▸ **DATA PROVIDED**:
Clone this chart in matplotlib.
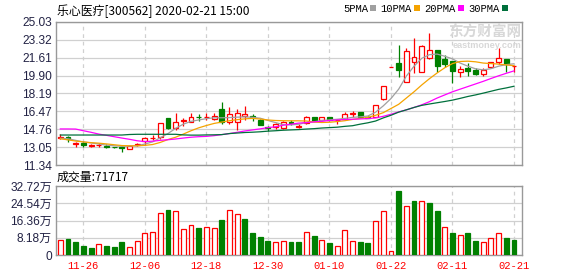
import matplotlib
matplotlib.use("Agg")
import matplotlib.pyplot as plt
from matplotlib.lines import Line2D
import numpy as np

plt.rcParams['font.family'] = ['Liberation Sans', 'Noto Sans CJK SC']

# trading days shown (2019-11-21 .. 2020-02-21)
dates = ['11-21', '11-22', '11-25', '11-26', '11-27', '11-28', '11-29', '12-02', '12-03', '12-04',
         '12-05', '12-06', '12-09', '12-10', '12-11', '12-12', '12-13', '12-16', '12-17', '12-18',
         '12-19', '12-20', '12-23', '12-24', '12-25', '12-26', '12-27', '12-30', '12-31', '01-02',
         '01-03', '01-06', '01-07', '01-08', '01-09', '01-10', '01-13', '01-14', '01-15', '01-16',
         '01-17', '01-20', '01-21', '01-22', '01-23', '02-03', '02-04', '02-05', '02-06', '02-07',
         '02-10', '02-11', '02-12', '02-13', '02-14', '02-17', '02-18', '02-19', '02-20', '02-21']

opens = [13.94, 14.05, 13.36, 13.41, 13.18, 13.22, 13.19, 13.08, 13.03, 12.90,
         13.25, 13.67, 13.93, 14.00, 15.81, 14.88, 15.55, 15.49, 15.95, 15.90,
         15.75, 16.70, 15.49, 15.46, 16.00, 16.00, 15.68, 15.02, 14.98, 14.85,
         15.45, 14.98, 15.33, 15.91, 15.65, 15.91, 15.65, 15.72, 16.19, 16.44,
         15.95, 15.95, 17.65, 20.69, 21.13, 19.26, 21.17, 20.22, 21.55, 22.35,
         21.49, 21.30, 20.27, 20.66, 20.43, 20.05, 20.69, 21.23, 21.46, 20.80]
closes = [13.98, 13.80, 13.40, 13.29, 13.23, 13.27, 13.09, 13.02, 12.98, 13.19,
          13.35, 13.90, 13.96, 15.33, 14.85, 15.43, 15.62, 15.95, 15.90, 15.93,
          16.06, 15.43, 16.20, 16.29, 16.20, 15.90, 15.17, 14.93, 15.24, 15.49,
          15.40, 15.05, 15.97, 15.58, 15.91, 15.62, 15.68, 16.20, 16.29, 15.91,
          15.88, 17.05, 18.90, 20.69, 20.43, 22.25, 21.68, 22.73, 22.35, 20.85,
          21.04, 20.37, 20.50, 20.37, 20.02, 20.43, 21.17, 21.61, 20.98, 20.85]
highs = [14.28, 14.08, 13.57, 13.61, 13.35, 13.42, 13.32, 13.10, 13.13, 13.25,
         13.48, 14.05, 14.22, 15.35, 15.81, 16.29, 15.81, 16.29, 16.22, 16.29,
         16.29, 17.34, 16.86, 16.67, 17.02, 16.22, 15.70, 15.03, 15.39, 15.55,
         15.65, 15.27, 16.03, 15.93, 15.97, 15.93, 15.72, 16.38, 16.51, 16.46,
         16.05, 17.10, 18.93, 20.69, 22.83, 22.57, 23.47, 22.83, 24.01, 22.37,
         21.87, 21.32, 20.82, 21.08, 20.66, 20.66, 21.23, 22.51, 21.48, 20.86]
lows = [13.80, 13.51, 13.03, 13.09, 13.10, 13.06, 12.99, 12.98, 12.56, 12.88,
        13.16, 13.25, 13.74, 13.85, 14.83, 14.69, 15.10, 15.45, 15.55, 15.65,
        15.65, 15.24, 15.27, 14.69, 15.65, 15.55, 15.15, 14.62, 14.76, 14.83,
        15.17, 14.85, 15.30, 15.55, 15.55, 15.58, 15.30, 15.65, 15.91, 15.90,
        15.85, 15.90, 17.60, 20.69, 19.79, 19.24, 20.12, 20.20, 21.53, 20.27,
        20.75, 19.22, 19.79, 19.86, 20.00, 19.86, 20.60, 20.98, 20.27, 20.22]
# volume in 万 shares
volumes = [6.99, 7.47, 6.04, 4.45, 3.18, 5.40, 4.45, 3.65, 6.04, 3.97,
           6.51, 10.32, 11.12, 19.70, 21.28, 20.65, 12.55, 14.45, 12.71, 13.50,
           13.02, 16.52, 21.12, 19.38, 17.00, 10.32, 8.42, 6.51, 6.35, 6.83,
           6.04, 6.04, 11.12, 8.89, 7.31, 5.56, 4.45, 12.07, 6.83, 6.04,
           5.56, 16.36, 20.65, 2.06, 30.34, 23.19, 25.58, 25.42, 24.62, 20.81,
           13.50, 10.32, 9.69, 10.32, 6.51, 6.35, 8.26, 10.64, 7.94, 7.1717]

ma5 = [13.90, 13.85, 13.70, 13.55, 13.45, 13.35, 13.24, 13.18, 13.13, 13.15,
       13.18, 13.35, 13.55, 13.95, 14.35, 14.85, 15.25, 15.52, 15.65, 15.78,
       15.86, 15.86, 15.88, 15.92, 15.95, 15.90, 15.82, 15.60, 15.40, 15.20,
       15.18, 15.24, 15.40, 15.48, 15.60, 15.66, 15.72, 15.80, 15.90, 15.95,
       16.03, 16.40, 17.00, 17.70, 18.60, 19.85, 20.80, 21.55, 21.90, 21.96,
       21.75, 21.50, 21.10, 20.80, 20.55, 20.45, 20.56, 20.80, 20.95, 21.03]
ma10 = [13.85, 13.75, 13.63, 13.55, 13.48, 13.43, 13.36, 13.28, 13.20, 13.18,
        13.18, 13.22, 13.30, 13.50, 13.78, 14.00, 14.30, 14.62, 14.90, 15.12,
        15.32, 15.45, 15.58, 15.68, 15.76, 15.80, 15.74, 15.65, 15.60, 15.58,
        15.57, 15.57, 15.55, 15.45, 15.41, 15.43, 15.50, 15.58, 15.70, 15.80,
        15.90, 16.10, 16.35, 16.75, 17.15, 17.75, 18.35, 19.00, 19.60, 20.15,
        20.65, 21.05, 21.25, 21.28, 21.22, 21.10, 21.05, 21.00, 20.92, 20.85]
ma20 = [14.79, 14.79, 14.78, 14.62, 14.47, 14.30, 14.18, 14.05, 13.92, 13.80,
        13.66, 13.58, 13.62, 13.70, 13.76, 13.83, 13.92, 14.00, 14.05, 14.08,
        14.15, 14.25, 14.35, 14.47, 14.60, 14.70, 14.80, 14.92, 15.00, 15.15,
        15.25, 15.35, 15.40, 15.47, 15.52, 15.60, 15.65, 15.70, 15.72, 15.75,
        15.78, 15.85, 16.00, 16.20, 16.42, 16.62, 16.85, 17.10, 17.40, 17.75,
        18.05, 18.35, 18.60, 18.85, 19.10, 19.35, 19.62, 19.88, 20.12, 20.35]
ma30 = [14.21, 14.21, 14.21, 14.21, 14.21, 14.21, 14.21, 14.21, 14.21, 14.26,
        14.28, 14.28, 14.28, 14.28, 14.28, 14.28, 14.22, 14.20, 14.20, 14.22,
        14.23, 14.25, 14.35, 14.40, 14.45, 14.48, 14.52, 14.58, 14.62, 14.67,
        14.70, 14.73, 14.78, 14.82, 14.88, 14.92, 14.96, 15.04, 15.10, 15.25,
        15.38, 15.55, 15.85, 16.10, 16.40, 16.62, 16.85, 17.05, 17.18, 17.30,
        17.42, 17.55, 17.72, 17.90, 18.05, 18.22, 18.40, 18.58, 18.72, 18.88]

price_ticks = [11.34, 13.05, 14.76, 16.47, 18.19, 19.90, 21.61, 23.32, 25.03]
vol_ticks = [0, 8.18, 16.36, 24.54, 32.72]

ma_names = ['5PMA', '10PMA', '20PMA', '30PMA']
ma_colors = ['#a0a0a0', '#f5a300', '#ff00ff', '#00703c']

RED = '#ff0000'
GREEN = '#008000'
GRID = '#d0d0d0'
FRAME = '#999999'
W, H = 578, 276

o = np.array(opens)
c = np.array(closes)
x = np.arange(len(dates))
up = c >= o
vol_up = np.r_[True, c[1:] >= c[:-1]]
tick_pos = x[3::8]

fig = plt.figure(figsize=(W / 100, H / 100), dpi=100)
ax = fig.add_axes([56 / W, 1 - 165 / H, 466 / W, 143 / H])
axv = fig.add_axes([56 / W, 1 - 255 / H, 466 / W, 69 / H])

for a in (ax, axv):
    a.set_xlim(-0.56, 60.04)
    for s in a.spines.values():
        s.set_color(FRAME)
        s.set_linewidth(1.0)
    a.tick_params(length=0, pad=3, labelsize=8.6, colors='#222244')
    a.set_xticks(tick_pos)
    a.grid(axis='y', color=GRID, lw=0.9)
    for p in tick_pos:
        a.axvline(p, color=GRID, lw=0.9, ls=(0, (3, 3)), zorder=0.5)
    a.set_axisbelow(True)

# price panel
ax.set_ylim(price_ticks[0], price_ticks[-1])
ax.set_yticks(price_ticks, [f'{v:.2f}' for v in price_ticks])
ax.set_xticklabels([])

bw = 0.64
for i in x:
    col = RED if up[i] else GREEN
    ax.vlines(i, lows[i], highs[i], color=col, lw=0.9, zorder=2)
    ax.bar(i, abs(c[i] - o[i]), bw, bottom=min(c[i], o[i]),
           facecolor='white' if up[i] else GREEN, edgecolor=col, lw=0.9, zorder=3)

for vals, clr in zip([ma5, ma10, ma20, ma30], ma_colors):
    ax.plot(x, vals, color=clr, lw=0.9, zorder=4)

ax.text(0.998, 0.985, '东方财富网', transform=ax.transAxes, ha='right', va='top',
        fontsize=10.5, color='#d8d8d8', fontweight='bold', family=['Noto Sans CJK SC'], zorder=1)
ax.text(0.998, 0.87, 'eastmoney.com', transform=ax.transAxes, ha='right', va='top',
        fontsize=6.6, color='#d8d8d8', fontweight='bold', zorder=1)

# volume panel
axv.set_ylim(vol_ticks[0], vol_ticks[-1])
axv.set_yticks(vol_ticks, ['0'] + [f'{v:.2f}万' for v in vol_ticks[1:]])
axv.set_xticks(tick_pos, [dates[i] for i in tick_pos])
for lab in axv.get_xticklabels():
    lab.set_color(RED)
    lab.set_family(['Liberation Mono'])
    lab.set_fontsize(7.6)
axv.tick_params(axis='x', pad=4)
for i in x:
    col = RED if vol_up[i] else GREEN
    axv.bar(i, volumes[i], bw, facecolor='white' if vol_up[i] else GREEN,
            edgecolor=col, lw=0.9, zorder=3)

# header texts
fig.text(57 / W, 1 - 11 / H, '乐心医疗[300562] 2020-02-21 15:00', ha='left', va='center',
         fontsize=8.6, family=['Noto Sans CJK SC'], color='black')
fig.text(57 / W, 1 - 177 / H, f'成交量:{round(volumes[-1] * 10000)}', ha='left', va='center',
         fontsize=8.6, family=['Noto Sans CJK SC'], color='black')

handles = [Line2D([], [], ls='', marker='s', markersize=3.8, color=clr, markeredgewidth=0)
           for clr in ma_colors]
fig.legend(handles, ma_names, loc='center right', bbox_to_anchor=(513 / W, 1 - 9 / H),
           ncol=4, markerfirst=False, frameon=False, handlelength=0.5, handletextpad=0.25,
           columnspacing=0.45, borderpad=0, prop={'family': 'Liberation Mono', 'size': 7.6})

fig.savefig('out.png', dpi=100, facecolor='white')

▸ **AIM**: Pull out all lines from the listing that contain the string "matplotlib".

▸ **WRITTEN ANSWER**:
Clone this chart in matplotlib.
import matplotlib
matplotlib.use("Agg")
import matplotlib.pyplot as plt
from matplotlib.lines import Line2D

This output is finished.